Pues no. Ni hoteles ni generosos seres reproductores al servicio del nuevo machismo gay. Ninguna mujer hace eso por gusto, sino por necesidad. Y si aportamos ese tipo de soluciones para normalizar la vida o la independencia económica de las mujeres, estamos deshumanizándolas, equiparando sus cuerpos y su intimidad con bienes de naturaleza material que pueden comprarse y venderse.

Mercadear con el cuerpo de las mujeres es un paso atrás en sus conquistas de normalización. Un gravísimo paso en su lento camino por la igualdad, por la equiparación material y social con los hombres. Supone nada menos que revitalizar el esquema «macho paga, mujer pare» a través de un contrato remunerado.

Por cierto, todo esto no lo digo yo. Lo dice el feminismo, que nos está ayudando a todos a convertirnos en mejores personas. Hoy, por fortuna, es un fuerte baluarte contra la barbaridad de considerar a la mujer como un contenedor ocasional de lineas masculinas de ADN. Las de ellas les importan sólo relativamente a sus clientes. Como el que paga elige, seguro que las débiles, feas, negras o bajitas serán descartadas, no vayamos a mezclar nuestra potente sangre caucásica con cualquier mezquindad.

Gracias al feminismo, las mujeres avanzan en igualdad material, simbólica, verbal y laboral. Gracias a ellas, confío en que estemos además feminizando a los hombres, separándolos de la violencia verbal y física, del comportamiento fatuo e indolente, del falso cumplido, de la caspa que vive entre nosotros. Llevará años, pero ese es el camino. Que ninguna tenga que alquilar su cuerpo para conquistar su independencia y por consiguiente su libertad.

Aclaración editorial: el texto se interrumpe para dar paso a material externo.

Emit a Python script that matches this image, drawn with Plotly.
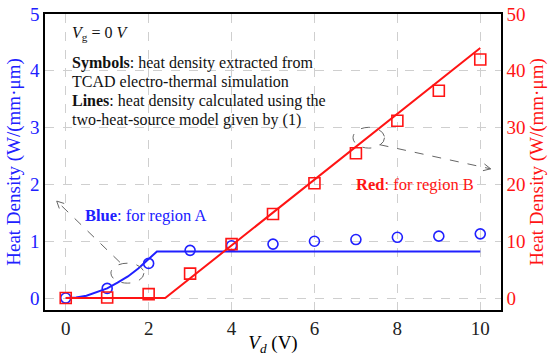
import plotly.graph_objects as go

vd_points = [0, 1, 2, 3, 4, 5, 6, 7, 8, 9, 10]
blue_sym = [0.0, 0.17, 0.61, 0.84, 0.92, 0.95, 1.00, 1.03, 1.07, 1.09, 1.13]
red_sym = [0.0, 0.1, 0.7, 4.3, 9.5, 14.8, 20.2, 25.5, 31.2, 36.5, 42.0]

blue_line_x = [0, 0.25, 0.5, 0.75, 1.0, 1.25, 1.5, 1.75, 2.0, 2.2, 10]
blue_line_y = [0, 0.01, 0.04, 0.10, 0.17, 0.27, 0.38, 0.52, 0.68, 0.82, 0.82]
red_line_x = [0, 2.4, 10]
red_line_y = [0, 0, 44]

x_ticks = [0, 2, 4, 6, 8, 10]
yl_ticks = [0, 1, 2, 3, 4, 5]
yr_ticks = [0, 10, 20, 30, 40, 50]

BLUE = "#2020ff"
RED = "#ff1414"
FONT = "Liberation Serif, Times New Roman, DejaVu Serif, serif"

fig = go.Figure()
fig.add_trace(go.Scatter(x=blue_line_x, y=blue_line_y, mode="lines",
                         line=dict(color=BLUE, width=2), yaxis="y"))
fig.add_trace(go.Scatter(x=vd_points, y=blue_sym, mode="markers",
                         marker=dict(symbol="circle-open", size=10, color=BLUE,
                                     line=dict(width=1.6)), yaxis="y"))
fig.add_trace(go.Scatter(x=red_line_x, y=red_line_y, mode="lines",
                         line=dict(color=RED, width=2), yaxis="y2"))
fig.add_trace(go.Scatter(x=vd_points, y=red_sym, mode="markers",
                         marker=dict(symbol="square-open", size=11, color=RED,
                                     line=dict(width=1.6)), yaxis="y2"))

fig.update_layout(
    width=548, height=356,
    margin=dict(l=45, r=47, t=14, b=46, autoexpand=False),
    paper_bgcolor="white", plot_bgcolor="white",
    showlegend=False,
    font=dict(family=FONT, size=17, color="black"),
    xaxis=dict(range=[-0.5, 10.5], tickvals=x_ticks, showgrid=True,
               gridcolor="#cfcfcf", griddash="dash", gridwidth=1,
               showline=True, linecolor="black", linewidth=1.5, mirror=True,
               zeroline=False, ticks="", automargin=False,
               tickfont=dict(family=FONT, size=19, color="#222"),
               title=dict(text="<i>V</i><sub><i>d</i></sub> (V)",
                          font=dict(family=FONT, size=19), standoff=9)),
    yaxis=dict(range=[-0.21, 5], tickvals=yl_ticks, showgrid=True,
               gridcolor="#cfcfcf", griddash="dash", gridwidth=1,
               showline=True, linecolor="black", linewidth=1.5,
               zeroline=False, ticks="", automargin=False,
               tickfont=dict(family=FONT, size=19, color=BLUE),
               title=dict(text="Heat Density (W/(mm·μm)",
                          font=dict(family=FONT, size=19, color=BLUE), standoff=4)),
    yaxis2=dict(range=[-2.1, 50], tickvals=yr_ticks, overlaying="y",
                side="right", showgrid=False, showline=True,
                linecolor="black", linewidth=1.5, zeroline=False, ticks="",
                automargin=False,
                tickfont=dict(family=FONT, size=19, color=RED),
                title=dict(text="Heat Density (W/(mm·μm)",
                           font=dict(family=FONT, size=19, color=RED), standoff=5)),
)

ann_font = dict(family=FONT, size=16, color="#111")
fig.add_annotation(x=0.10, y=4.65, xref="x", yref="y", xanchor="left",
                   yanchor="middle", showarrow=False,
                   text="<i>V</i><sub>g</sub> = 0 <i>V</i>",
                   font=dict(family=FONT, size=16, color="#111"))
lines = ["<b>Symbols</b>: heat density extracted from",
         "TCAD electro-thermal simulation",
         "<b>Lines</b>: heat density calculated using the",
         "two-heat-source model given by (1)"]
for txt, yy in zip(lines, [4.14, 3.81, 3.47, 3.14]):
    fig.add_annotation(x=0.10, y=yy, xref="x", yref="y", xanchor="left",
                       yanchor="middle", showarrow=False, text=txt, font=ann_font)

fig.add_annotation(x=0.42, y=1.45, xref="x", yref="y", xanchor="left",
                   yanchor="middle", showarrow=False,
                   text="<b>Blue</b>: for region A",
                   font=dict(family=FONT, size=16.5, color=BLUE))
fig.add_annotation(x=6.95, y=2.0, xref="x", yref="y", xanchor="left",
                   yanchor="middle", showarrow=False,
                   text="<b>Red</b>: for region B",
                   font=dict(family=FONT, size=16.5, color=RED))

GRAY = "#666"
# ellipses
fig.add_shape(type="circle", xref="x", yref="y", x0=1.09, x1=1.886,
              y0=0.263, y1=0.614, line=dict(color=GRAY, width=1, dash="dash"))
fig.add_shape(type="circle", xref="x", yref="y2", x0=6.93, x1=7.69,
              y0=26.4, y1=30.05, line=dict(color=GRAY, width=1, dash="dash"))
# dashed arrow lines
fig.add_shape(type="line", xref="x", yref="y", x0=1.307, y0=0.63,
              x1=-0.218, y1=1.707, line=dict(color=GRAY, width=1, dash="dash"))
fig.add_shape(type="line", xref="x", yref="y2", x0=7.57, y0=27.0,
              x1=10.25, y1=22.75, line=dict(color=GRAY, width=1, dash="dash"))
# open arrowheads
fig.add_shape(type="path", xref="x", yref="y",
              path="M -0.037 1.665 L -0.218 1.707 L -0.155 1.577",
              line=dict(color=GRAY, width=1))
fig.add_shape(type="path", xref="x", yref="y2",
              path="M 10.064 22.42 L 10.25 22.75 L 10.100 23.61",
              line=dict(color=GRAY, width=1))

fig.write_html("out.html")
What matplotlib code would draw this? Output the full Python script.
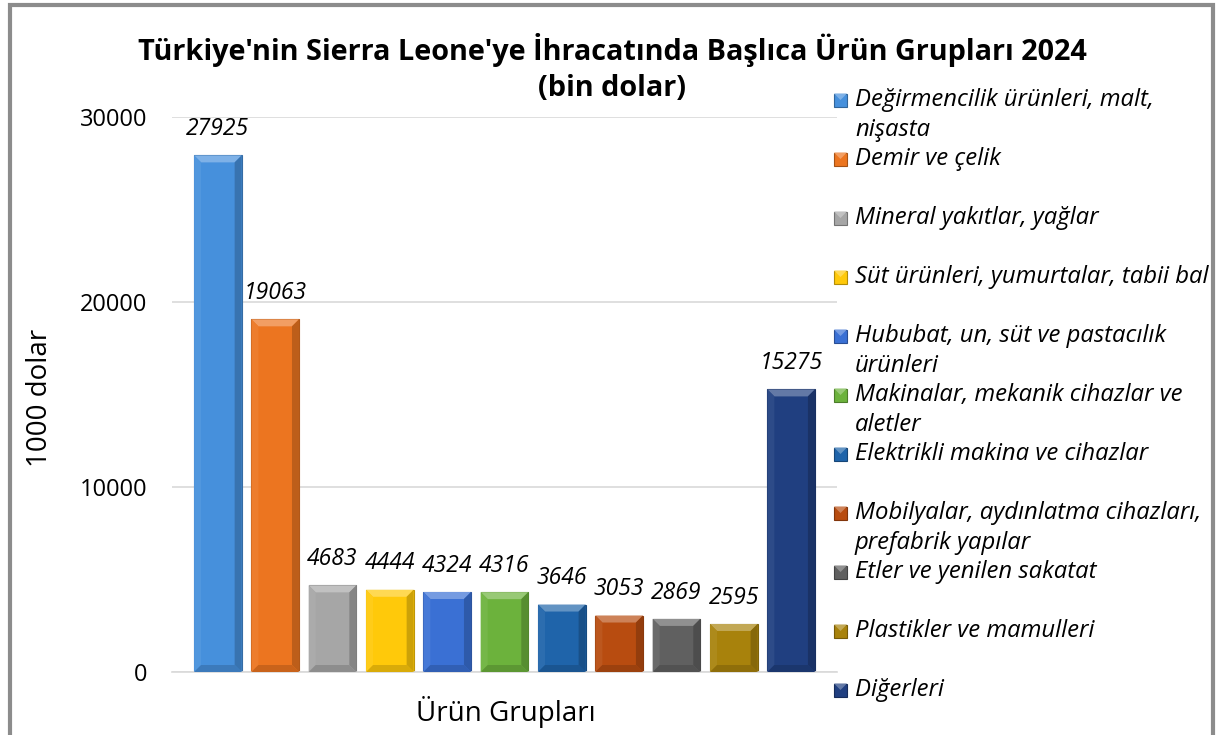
import matplotlib
matplotlib.use("Agg")
import matplotlib.pyplot as plt
from matplotlib.patches import Polygon, Rectangle
from matplotlib import colors as mcolors

plt.rcParams['font.family'] = ['Open Sans', 'DejaVu Sans']

# ---- data ----
categories = [
    "Değirmencilik ürünleri, malt,\nnişasta",
    "Demir ve çelik",
    "Mineral yakıtlar, yağlar",
    "Süt ürünleri, yumurtalar, tabii bal",
    "Hububat, un, süt ve pastacılık\nürünleri",
    "Makinalar, mekanik cihazlar ve\naletler",
    "Elektrikli makina ve cihazlar",
    "Mobilyalar, aydınlatma cihazları,\nprefabrik yapılar",
    "Etler ve yenilen sakatat",
    "Plastikler ve mamulleri",
    "Diğerleri",
]
values = [27925, 19063, 4683, 4444, 4324, 4316, 3646, 3053, 2869, 2595, 15275]
bar_colors = ["#4690DC", "#EC7520", "#A6A6A6", "#FFC90A", "#3A70D4", "#6CB23C",
              "#1F64AA", "#B84C10", "#606060", "#A8820C", "#203F80"]
yticks = [0, 10000, 20000, 30000]
title = "Türkiye'nin Sierra Leone'ye İhracatında Başlıca Ürün Grupları 2024\n(bin dolar)"
xlabel = "Ürün Grupları"
ylabel = "1000 dolar"

W, H = 1223, 735
fig = plt.figure(figsize=(W / 100, H / 100), dpi=100)
ax = fig.add_axes([172 / W, 1 - 672 / H, (837 - 172) / W, (672 - 117) / H])

def shade(c, f):
    r, g, b = mcolors.to_rgb(c)
    if f >= 0:
        return (r + (1 - r) * f, g + (1 - g) * f, b + (1 - b) * f)
    return (r * (1 + f), g * (1 + f), b * (1 + f))

bw = 0.83
xs = list(range(len(values)))
bars = ax.bar(xs, values, width=bw, color=bar_colors, zorder=2,
              edgecolor=[shade(c, -0.25) for c in bar_colors], linewidth=0.8)

ax.set_xlim(-0.8, len(values) - 0.2)
ax.set_ylim(0, 30000)

# bevel effect
px_x = (len(values) - 0.2 + 0.8) / (837 - 172)
px_y = 30000 / (672 - 117)
bx, by = 7 * px_x, 7 * px_y
for b, c in zip(bars, bar_colors):
    x0, x1 = b.get_x(), b.get_x() + b.get_width()
    y1 = b.get_height()
    ax.add_patch(Polygon([(x0, y1), (x1, y1), (x1 - bx, y1 - by), (x0 + bx, y1 - by)],
                         closed=True, color=shade(c, 0.3), zorder=3, lw=0))
    ax.add_patch(Polygon([(x0, y1), (x0 + bx, y1 - by), (x0 + bx, by), (x0, 0)],
                         closed=True, color=shade(c, 0.06), zorder=3, lw=0))
    ax.add_patch(Polygon([(x1, y1), (x1 - bx, y1 - by), (x1 - bx, by), (x1, 0)],
                         closed=True, color=shade(c, -0.2), zorder=3, lw=0))
    ax.add_patch(Polygon([(x0, 0), (x1, 0), (x1 - bx, by), (x0 + bx, by)],
                         closed=True, color=shade(c, -0.15), zorder=3, lw=0))

for x, v in zip(xs, values):
    ax.annotate(str(v), (x, v), xytext=(0, 19), textcoords="offset points",
                ha="center", va="center", fontsize=16.5, style="italic", color="#000000")

ax.set_yticks(yticks)
ax.set_yticklabels([str(t) for t in yticks], fontsize=17)
ax.set_xticks([])
ax.tick_params(axis="y", length=0, pad=18)
ax.grid(axis="y", color="#D9D9D9", linewidth=1.2, zorder=0)
for s in ["left", "right", "top"]:
    ax.spines[s].set_visible(False)
ax.spines["bottom"].set_color("#D9D9D9")
ax.spines["bottom"].set_linewidth(1.2)

fig.text(612 / W, 1 - 50 / H, title.split("\n")[0], ha="center", va="center",
         fontsize=20.8, fontweight="bold")
fig.text(612 / W, 1 - 88 / H, title.split("\n")[1], ha="center", va="center",
         fontsize=20.8, fontweight="bold")
fig.text(506 / W, 1 - 712 / H, xlabel, ha="center", va="center", fontsize=20)
fig.text(40 / W, 1 - 398 / H, ylabel, ha="center", va="center", fontsize=20, rotation=90)

# legend
for i, (lab, c) in enumerate(zip(categories, bar_colors)):
    yc = 100 + i * 59
    sq = 13
    fig.patches.append(Rectangle((834 / W, 1 - (yc + sq / 2) / H), sq / W, sq / H,
                                 transform=fig.transFigure, facecolor=c,
                                 edgecolor=shade(c, -0.3), lw=0.8))
    fig.patches.append(Polygon([(834 / W, 1 - (yc - sq / 2) / H), ((834 + sq) / W, 1 - (yc - sq / 2) / H),
                                ((834 + sq / 2) / W, 1 - yc / H)],
                               closed=True, transform=fig.transFigure,
                               facecolor=shade(c, 0.3), lw=0))
    for k, line in enumerate(lab.split("\n")):
        fig.text(855 / W, 1 - (yc + k * 30) / H, line, ha="left", va="center",
                 fontsize=17.2, style="italic")

# outer border
fig.patches.append(Rectangle((10 / W, -0.05), (1213 - 10) / W, 1.05 - 5 / H,
                             transform=fig.transFigure, fill=False,
                             edgecolor="#8C8C8C", lw=3))

fig.savefig("out.png", dpi=100, facecolor="white")
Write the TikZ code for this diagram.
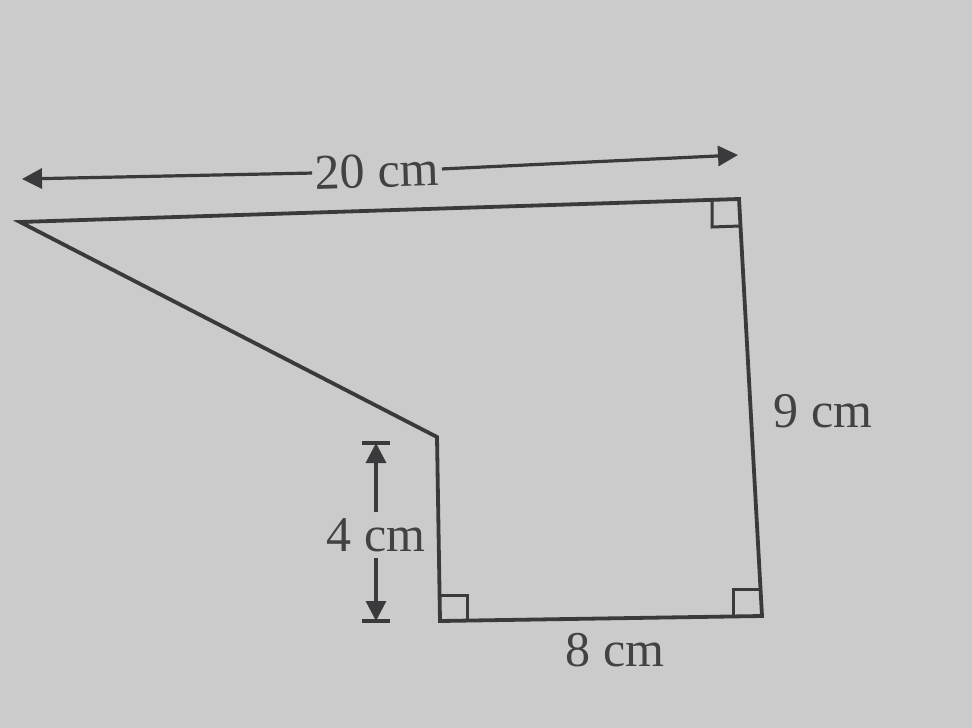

Ahora vamos con la clientela. Los hombres que constituyen una familia sin mujeres. Gays, solteros o incluso quien decide vivir divinamente con su cabra. E incluso los heteros que por circunstancias de uno o de otra no pueden reproducirse naturalmente con ayuda de la ciencia. De todo este grupo, sin duda, más del 95% son hombres. ¿Qué mueve a alguno de esos hombres a desear una descendencia medio propia en pleno siglo XXI? ¿Qué parte de su comportamiento como ser social les impide adoptar personitas que viven en circunstancias difíciles para convertirlos en sus hijos?

No sé si preferir tener descendencia masculina con una desconocida antes que adoptar un ser vivo será una patología mental, pero socialmente no parece muy sano y roza lo que podemos llamar un racismo de estirpe. Con todo lo que sabemos acerca de la superpoblación mundial, contribuir a la hipernatalidad por capricho genético, embruteciendo las relaciones humanas por medio de un contrato de alquiler, a muchos nos resulta indignante.

Claro que también podríamos hablar de las empresas intermediarias que explotan el turismo uterino, de ese negocio paralelo llamado prostitución, del desesperante e incómodo acceso a la adopción y de muchos otros matices que confluyen en este asunto que aflige a algunos hombres liberales, de buena posición en esta parte opulenta del mundo y que deciden aprovecharse de las facilidades que el capitalismo les ofrece sobre mujeres pobres, propietarias de un útero en edad fértil y a las que quieren poner a parir. Literalmente.